Diawara a préféré rester à Charleroi plutôt que de suivre son mentor à Genk.
Le 3 juin, une page se tournait au Sporting Charleroi avec le départ de Felice Mazzù vers le Racing Genk. Après avoir passé six saisons à la tête du club, le Carolo a décidé de se tester un cran plus haut, chez les champions en titre.
"Ce départ n’a pas été évident aussi bien pour le club en lui-même que pour les gens qui ont travaillé avec lui", avance Samba Diawara. "C’est lui qui m’a fait venir à Charleroi et le feeling est très bien passé entre nous. Je sentais qu’il pouvait partir d’un moment à l’autre. Il a fait un super travail à Charleroi, il avait des sollicitations et il se devait de franchir le pas."
Dans la foulée de ce départ, le nom de Samba Dawara circulait dans les travées de la Luminus Arena pour accompagner Mazzù comme adjoint.

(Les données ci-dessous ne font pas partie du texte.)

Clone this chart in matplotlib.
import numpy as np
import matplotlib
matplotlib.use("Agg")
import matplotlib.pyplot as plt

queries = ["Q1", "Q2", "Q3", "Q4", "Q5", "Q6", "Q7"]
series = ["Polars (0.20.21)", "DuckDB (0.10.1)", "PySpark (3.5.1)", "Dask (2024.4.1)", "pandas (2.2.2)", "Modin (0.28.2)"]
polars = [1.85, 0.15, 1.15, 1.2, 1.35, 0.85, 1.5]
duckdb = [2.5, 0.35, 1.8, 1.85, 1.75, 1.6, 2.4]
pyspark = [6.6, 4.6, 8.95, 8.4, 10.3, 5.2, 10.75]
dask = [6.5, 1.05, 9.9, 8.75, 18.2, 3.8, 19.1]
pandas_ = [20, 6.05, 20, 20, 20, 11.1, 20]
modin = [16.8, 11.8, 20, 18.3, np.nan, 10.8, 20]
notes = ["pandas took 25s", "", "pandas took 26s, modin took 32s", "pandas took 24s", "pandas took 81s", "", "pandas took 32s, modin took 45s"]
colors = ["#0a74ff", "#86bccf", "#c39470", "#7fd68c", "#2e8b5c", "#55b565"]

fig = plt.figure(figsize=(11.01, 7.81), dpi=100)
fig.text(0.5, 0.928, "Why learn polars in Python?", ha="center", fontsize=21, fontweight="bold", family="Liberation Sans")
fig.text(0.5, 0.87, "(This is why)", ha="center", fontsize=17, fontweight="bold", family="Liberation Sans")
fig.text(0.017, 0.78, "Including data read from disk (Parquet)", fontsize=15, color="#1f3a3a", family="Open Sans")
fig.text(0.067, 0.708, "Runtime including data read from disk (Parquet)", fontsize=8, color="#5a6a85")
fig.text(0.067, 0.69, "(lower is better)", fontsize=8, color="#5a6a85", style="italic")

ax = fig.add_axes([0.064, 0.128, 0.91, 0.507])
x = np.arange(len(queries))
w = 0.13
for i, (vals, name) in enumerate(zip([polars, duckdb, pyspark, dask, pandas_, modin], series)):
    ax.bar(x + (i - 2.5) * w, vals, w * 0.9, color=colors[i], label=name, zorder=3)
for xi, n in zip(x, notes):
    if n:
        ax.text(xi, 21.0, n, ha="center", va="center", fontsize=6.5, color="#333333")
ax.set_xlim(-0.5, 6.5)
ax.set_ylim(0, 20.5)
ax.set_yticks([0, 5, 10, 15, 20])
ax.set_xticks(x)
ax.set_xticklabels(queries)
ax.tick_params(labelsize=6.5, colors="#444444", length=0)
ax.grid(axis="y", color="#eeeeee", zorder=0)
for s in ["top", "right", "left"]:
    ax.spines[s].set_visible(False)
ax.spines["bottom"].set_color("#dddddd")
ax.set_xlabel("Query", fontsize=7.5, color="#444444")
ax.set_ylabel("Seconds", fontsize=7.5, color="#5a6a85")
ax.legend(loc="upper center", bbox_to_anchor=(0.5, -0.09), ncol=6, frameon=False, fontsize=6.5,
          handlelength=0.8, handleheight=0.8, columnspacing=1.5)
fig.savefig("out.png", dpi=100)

"Felice m’avait dit, avant de partir, qu’il voulait que je l’accompagne où qu’il aille", continue le T3 carolo. "Cela m’a flatté qu’il veuille continuer avec moi. Mais ici à Charleroi, je suis arrivé au sein d’un club où l’on m’accorde beaucoup de confiance et où on me laisse faire mon travail. C’est un luxe que je ne suis pas sûr de pouvoir retrouver ailleurs. C’est peut-être un manque d’ambition mais je l’assume totalement."
Même le fait que le Racing Genk jouera la Ligue des champions en septembre n’a pas fait changer Samba Diawara d’avis. "Je coacherai peut-être en Youth League avec les U21 de Charleroi…" sourit-il. "Je n’ai pas joué la Ligue des champions en tant que joueur, mais bien la Coupe Intertoto avec Troyes, et je n’en ai jamais fait une obsession. Je remets toujours tout ce que je fais à l’échelle de ce que j’ai envie de faire. J’espère simplement être dans un club, Charleroi ou un autre, qui fera la part belle aux jeunes et avec lequel je pourrai avoir un rôle important dans cet environnement."